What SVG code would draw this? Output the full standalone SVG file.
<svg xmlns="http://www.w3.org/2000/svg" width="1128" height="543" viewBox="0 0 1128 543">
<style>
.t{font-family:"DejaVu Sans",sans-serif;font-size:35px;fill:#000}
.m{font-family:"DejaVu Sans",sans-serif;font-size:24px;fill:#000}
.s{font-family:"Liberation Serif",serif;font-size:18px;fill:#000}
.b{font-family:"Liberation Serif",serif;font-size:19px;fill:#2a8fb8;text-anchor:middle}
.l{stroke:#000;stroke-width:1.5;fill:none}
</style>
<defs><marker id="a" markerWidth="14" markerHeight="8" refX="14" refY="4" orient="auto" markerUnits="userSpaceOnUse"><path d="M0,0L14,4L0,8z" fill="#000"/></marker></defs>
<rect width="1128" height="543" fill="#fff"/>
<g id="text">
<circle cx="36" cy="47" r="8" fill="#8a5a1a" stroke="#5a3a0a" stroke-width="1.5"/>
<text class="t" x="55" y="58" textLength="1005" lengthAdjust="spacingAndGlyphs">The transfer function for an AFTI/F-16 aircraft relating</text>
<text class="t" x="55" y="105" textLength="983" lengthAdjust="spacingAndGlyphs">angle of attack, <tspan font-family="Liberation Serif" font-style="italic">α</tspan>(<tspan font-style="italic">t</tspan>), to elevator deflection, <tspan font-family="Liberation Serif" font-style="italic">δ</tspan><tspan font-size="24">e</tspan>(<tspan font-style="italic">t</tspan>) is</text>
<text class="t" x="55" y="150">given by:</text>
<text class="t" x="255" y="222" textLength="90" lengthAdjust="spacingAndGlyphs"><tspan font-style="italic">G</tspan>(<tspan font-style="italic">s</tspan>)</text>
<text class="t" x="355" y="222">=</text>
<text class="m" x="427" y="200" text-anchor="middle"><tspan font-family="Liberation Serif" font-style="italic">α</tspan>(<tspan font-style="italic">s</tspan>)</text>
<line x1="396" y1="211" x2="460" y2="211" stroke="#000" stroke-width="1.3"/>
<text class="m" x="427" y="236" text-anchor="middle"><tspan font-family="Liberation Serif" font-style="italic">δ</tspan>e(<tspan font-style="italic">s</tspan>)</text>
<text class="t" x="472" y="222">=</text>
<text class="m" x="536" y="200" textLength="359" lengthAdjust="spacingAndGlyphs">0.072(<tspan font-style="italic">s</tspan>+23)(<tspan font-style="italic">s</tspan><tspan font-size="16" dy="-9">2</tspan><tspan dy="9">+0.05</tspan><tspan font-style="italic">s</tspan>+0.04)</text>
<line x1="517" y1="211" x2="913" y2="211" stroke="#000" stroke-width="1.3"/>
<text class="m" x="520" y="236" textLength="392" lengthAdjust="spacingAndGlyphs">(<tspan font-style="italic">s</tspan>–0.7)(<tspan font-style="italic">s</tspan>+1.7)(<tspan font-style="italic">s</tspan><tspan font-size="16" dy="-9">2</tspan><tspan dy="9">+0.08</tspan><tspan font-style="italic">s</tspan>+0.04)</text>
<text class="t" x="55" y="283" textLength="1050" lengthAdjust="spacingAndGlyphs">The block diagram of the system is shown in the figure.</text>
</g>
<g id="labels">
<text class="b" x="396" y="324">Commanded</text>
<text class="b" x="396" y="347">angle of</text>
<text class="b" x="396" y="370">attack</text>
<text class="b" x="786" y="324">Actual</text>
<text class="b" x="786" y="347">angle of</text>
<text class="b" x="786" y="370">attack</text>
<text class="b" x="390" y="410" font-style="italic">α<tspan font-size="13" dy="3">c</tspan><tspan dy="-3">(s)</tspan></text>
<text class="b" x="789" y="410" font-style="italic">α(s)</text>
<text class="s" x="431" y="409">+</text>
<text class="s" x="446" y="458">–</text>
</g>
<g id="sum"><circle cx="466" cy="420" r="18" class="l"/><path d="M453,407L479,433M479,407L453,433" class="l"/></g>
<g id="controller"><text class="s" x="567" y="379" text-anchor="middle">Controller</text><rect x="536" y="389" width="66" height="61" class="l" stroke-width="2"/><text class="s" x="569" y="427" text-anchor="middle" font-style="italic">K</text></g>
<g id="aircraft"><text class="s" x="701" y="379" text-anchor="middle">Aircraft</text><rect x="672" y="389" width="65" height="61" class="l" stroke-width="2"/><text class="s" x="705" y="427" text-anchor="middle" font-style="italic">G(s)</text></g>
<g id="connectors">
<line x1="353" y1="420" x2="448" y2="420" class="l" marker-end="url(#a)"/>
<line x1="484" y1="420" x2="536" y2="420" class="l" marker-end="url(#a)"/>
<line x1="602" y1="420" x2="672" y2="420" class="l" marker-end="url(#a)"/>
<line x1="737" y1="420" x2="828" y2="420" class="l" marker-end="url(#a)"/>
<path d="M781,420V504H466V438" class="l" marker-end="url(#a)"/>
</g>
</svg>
== == ==
__Brief__
Print the material verbatim, all of it.

__Task output__
What SVG code would draw this? Output the full standalone SVG file.
<svg xmlns="http://www.w3.org/2000/svg" width="1128" height="543" viewBox="0 0 1128 543">
<style>
.t{font-family:"DejaVu Sans",sans-serif;font-size:35px;fill:#000}
.m{font-family:"DejaVu Sans",sans-serif;font-size:24px;fill:#000}
.s{font-family:"Liberation Serif",serif;font-size:18px;fill:#000}
.b{font-family:"Liberation Serif",serif;font-size:19px;fill:#2a8fb8;text-anchor:middle}
.l{stroke:#000;stroke-width:1.5;fill:none}
</style>
<defs><marker id="a" markerWidth="14" markerHeight="8" refX="14" refY="4" orient="auto" markerUnits="userSpaceOnUse"><path d="M0,0L14,4L0,8z" fill="#000"/></marker></defs>
<rect width="1128" height="543" fill="#fff"/>
<g id="text">
<circle cx="36" cy="47" r="8" fill="#8a5a1a" stroke="#5a3a0a" stroke-width="1.5"/>
<text class="t" x="55" y="58" textLength="1005" lengthAdjust="spacingAndGlyphs">The transfer function for an AFTI/F-16 aircraft relating</text>
<text class="t" x="55" y="105" textLength="983" lengthAdjust="spacingAndGlyphs">angle of attack, <tspan font-family="Liberation Serif" font-style="italic">α</tspan>(<tspan font-style="italic">t</tspan>), to elevator deflection, <tspan font-family="Liberation Serif" font-style="italic">δ</tspan><tspan font-size="24">e</tspan>(<tspan font-style="italic">t</tspan>) is</text>
<text class="t" x="55" y="150">given by:</text>
<text class="t" x="255" y="222" textLength="90" lengthAdjust="spacingAndGlyphs"><tspan font-style="italic">G</tspan>(<tspan font-style="italic">s</tspan>)</text>
<text class="t" x="355" y="222">=</text>
<text class="m" x="427" y="200" text-anchor="middle"><tspan font-family="Liberation Serif" font-style="italic">α</tspan>(<tspan font-style="italic">s</tspan>)</text>
<line x1="396" y1="211" x2="460" y2="211" stroke="#000" stroke-width="1.3"/>
<text class="m" x="427" y="236" text-anchor="middle"><tspan font-family="Liberation Serif" font-style="italic">δ</tspan>e(<tspan font-style="italic">s</tspan>)</text>
<text class="t" x="472" y="222">=</text>
<text class="m" x="536" y="200" textLength="359" lengthAdjust="spacingAndGlyphs">0.072(<tspan font-style="italic">s</tspan>+23)(<tspan font-style="italic">s</tspan><tspan font-size="16" dy="-9">2</tspan><tspan dy="9">+0.05</tspan><tspan font-style="italic">s</tspan>+0.04)</text>
<line x1="517" y1="211" x2="913" y2="211" stroke="#000" stroke-width="1.3"/>
<text class="m" x="520" y="236" textLength="392" lengthAdjust="spacingAndGlyphs">(<tspan font-style="italic">s</tspan>–0.7)(<tspan font-style="italic">s</tspan>+1.7)(<tspan font-style="italic">s</tspan><tspan font-size="16" dy="-9">2</tspan><tspan dy="9">+0.08</tspan><tspan font-style="italic">s</tspan>+0.04)</text>
<text class="t" x="55" y="283" textLength="1050" lengthAdjust="spacingAndGlyphs">The block diagram of the system is shown in the figure.</text>
</g>
<g id="labels">
<text class="b" x="396" y="324">Commanded</text>
<text class="b" x="396" y="347">angle of</text>
<text class="b" x="396" y="370">attack</text>
<text class="b" x="786" y="324">Actual</text>
<text class="b" x="786" y="347">angle of</text>
<text class="b" x="786" y="370">attack</text>
<text class="b" x="390" y="410" font-style="italic">α<tspan font-size="13" dy="3">c</tspan><tspan dy="-3">(s)</tspan></text>
<text class="b" x="789" y="410" font-style="italic">α(s)</text>
<text class="s" x="431" y="409">+</text>
<text class="s" x="446" y="458">–</text>
</g>
<g id="sum"><circle cx="466" cy="420" r="18" class="l"/><path d="M453,407L479,433M479,407L453,433" class="l"/></g>
<g id="controller"><text class="s" x="567" y="379" text-anchor="middle">Controller</text><rect x="536" y="389" width="66" height="61" class="l" stroke-width="2"/><text class="s" x="569" y="427" text-anchor="middle" font-style="italic">K</text></g>
<g id="aircraft"><text class="s" x="701" y="379" text-anchor="middle">Aircraft</text><rect x="672" y="389" width="65" height="61" class="l" stroke-width="2"/><text class="s" x="705" y="427" text-anchor="middle" font-style="italic">G(s)</text></g>
<g id="connectors">
<line x1="353" y1="420" x2="448" y2="420" class="l" marker-end="url(#a)"/>
<line x1="484" y1="420" x2="536" y2="420" class="l" marker-end="url(#a)"/>
<line x1="602" y1="420" x2="672" y2="420" class="l" marker-end="url(#a)"/>
<line x1="737" y1="420" x2="828" y2="420" class="l" marker-end="url(#a)"/>
<path d="M781,420V504H466V438" class="l" marker-end="url(#a)"/>
</g>
</svg>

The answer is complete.